The next day she finished it, working with a kind of feverish pleasure, and then she set it aside while she started on another one of Lucien. Here it was even easier to work from memory, and the pleasure was even more painfully acute, for every feature of Lucien’s face delighted her and she knew every slight eccentricity of those features by heart.

She finished the second miniature on the third day. On the fourth day she took them to have them suitably framed, and at the end of another week they were back in her hands. The finished results were so admirable that her heart labored heavily with pleasure. The tiny beaten-silver frames, the small ebony mounts, were quite perfect. Her own work looked infinitely exquisite under glass.

She was sitting gazing at the miniatures lying in front of her on her worktable when Lucien opened the door and walked in without preparing her in any way for his visit. She felt like a small animal hopelessly trapped, and as he came up behind her the color first left her face and then flamed into it so that it seemed to scorch her neck and her brow, as well.

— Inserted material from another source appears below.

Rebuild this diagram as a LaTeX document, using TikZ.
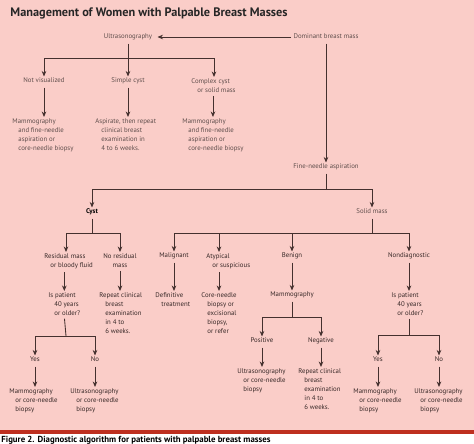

Lucien bent over her and picked up the miniature of himself, studying it silently for several seconds, at the end of which time he remarked that it was extremely flattering, but he hadn’t known she was quite such a genius. Then he picked up the other miniature.

“But why this?” he asked.

Caro, quite unprepared for the question, didn’t know how to answer him. Then she found herself saying simply and huskily, “I thought you might like to have it!”

“I see,” he said.

He had another close look at her work and then he returned it to the table in front of her. He started to pace up and down the room. His eyes were taking in all the simple appointments of the retreat in which she had elected to work. In addition to the table drawn up close to the window there was a solitary armchair and a bookcase filled with a few of her own books, a colorful rug and a vase of flowers. The window was uncurtained, in order to admit all the light, and it looked very bare.

“Before we discuss what you’ve been doing,” Lucien said, “will you tell me why you’re working up here? And why, in any case, you never told me that you proposed to do so?”

“I didn’t think you’d be interested,” she answered quite truthfully. “And I didn’t think it was important enough to mention. Also you
...
you said that
you didn’t want me to go on with this sort of thing.”